**Collected material**
%%

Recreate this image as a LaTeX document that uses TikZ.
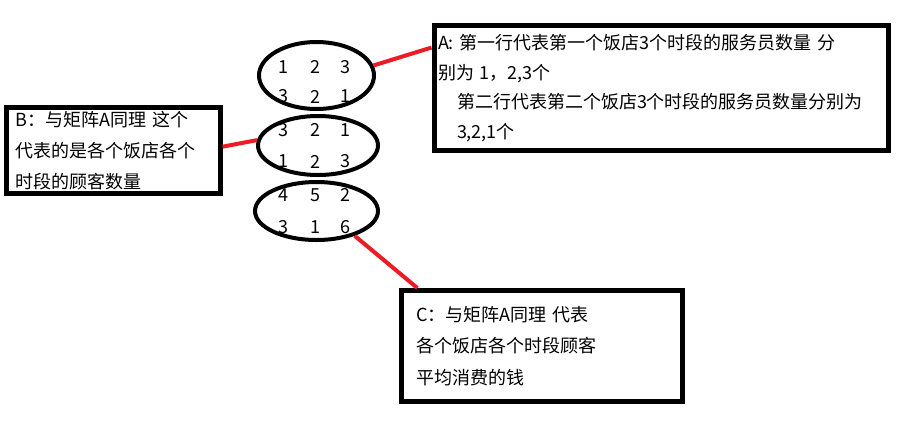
\documentclass[tikz,border=0pt]{standalone}
\usepackage{fontspec}
\setmainfont{Noto Sans CJK SC}
\usepackage{xcolor}
\usetikzlibrary{shapes.geometric}
\definecolor{paintred}{RGB}{237,28,36}

\begin{document}
\begin{tikzpicture}[
  x=1pt, y=-1pt,
  box/.style={draw, line width=5pt, align=left},
  ring/.style={draw, ellipse, line width=4pt, inner sep=0pt},
  num/.style={font=\fontsize{18}{18}\selectfont, inner sep=0pt},
  link/.style={draw=paintred, line width=4pt}
]
\useasboundingbox (0,0) rectangle (908,426);

% the three matrices
\node[ring, minimum width=115pt, minimum height=67pt] (ma) at (316.5,75.5) {};
\node[ring, minimum width=120pt, minimum height=59pt] (mb) at (318,145.5) {};
\node[ring, minimum width=123pt, minimum height=58pt] (mc) at (316.5,211) {};

\foreach \m/\ya/\yb/\p/\q/\r/\s/\t/\u in {a/67/96.5/1/2/3/3/2/1, b/130/161.5/3/2/1/1/2/3, c/195/227/4/5/2/3/1/6}{
  \node[num] (\m11) at (283,\ya) {\p};
  \node[num] (\m12) at (315,\ya) {\q};
  \node[num] (\m13) at (345,\ya) {\r};
  \node[num] (\m21) at (283,\yb) {\s};
  \node[num] (\m22) at (315,\yb) {\t};
  \node[num] (\m23) at (345,\yb) {\u};
}

% the notes
\node[box, minimum width=454pt, minimum height=125pt, inner xsep=4pt, text width=446pt,
  font=\fontsize{18}{29.5}\selectfont] (boxA) at (661,88)
  {A: 第一行代表第一个饭店3个时段的服务员数量 分\\
   别为 1，2,3个\\
   \hspace*{19pt}第二行代表第二个饭店3个时段的服务员数量分别为\\
   \hspace*{19pt}3,2,1个};
\node[box, minimum width=214pt, minimum height=81pt, inner xsep=10pt, text width=194pt,
  font=\fontsize{18}{31}\selectfont] (boxB) at (113,150.5)
  {B：与矩阵A同理 这个\\代表的是各个饭店各个\\时段的顾客数量};
\node[box, minimum width=281.5pt, minimum height=111pt, inner xsep=15pt, text width=251.5pt,
  font=\fontsize{18}{31.5}\selectfont] (boxC) at (541.75,346)
  {C：与矩阵A同理 代表\\各个饭店各个时段顾客\\平均消费的钱};

\draw[link] (ma.10) -- (boxA.170);
\draw[link] (boxB.2) -- (mb.175);
\draw[link] (mc.327) -- (boxC.155);
\end{tikzpicture}
\end{document}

%%

**What you should do**
Return each line of the data, keeping its wording exact and omitting pictures.

**Result below**
Recreate this image as a LaTeX document that uses TikZ.
\documentclass[tikz,border=0pt]{standalone}
\usepackage{fontspec}
\setmainfont{Noto Sans CJK SC}
\usepackage{xcolor}
\usetikzlibrary{shapes.geometric}
\definecolor{paintred}{RGB}{237,28,36}

\begin{document}
\begin{tikzpicture}[
  x=1pt, y=-1pt,
  box/.style={draw, line width=5pt, align=left},
  ring/.style={draw, ellipse, line width=4pt, inner sep=0pt},
  num/.style={font=\fontsize{18}{18}\selectfont, inner sep=0pt},
  link/.style={draw=paintred, line width=4pt}
]
\useasboundingbox (0,0) rectangle (908,426);

% the three matrices
\node[ring, minimum width=115pt, minimum height=67pt] (ma) at (316.5,75.5) {};
\node[ring, minimum width=120pt, minimum height=59pt] (mb) at (318,145.5) {};
\node[ring, minimum width=123pt, minimum height=58pt] (mc) at (316.5,211) {};

\foreach \m/\ya/\yb/\p/\q/\r/\s/\t/\u in {a/67/96.5/1/2/3/3/2/1, b/130/161.5/3/2/1/1/2/3, c/195/227/4/5/2/3/1/6}{
  \node[num] (\m11) at (283,\ya) {\p};
  \node[num] (\m12) at (315,\ya) {\q};
  \node[num] (\m13) at (345,\ya) {\r};
  \node[num] (\m21) at (283,\yb) {\s};
  \node[num] (\m22) at (315,\yb) {\t};
  \node[num] (\m23) at (345,\yb) {\u};
}

% the notes
\node[box, minimum width=454pt, minimum height=125pt, inner xsep=4pt, text width=446pt,
  font=\fontsize{18}{29.5}\selectfont] (boxA) at (661,88)
  {A: 第一行代表第一个饭店3个时段的服务员数量 分\\
   别为 1，2,3个\\
   \hspace*{19pt}第二行代表第二个饭店3个时段的服务员数量分别为\\
   \hspace*{19pt}3,2,1个};
\node[box, minimum width=214pt, minimum height=81pt, inner xsep=10pt, text width=194pt,
  font=\fontsize{18}{31}\selectfont] (boxB) at (113,150.5)
  {B：与矩阵A同理 这个\\代表的是各个饭店各个\\时段的顾客数量};
\node[box, minimum width=281.5pt, minimum height=111pt, inner xsep=15pt, text width=251.5pt,
  font=\fontsize{18}{31.5}\selectfont] (boxC) at (541.75,346)
  {C：与矩阵A同理 代表\\各个饭店各个时段顾客\\平均消费的钱};

\draw[link] (ma.10) -- (boxA.170);
\draw[link] (boxB.2) -- (mb.175);
\draw[link] (mc.327) -- (boxC.155);
\end{tikzpicture}
\end{document}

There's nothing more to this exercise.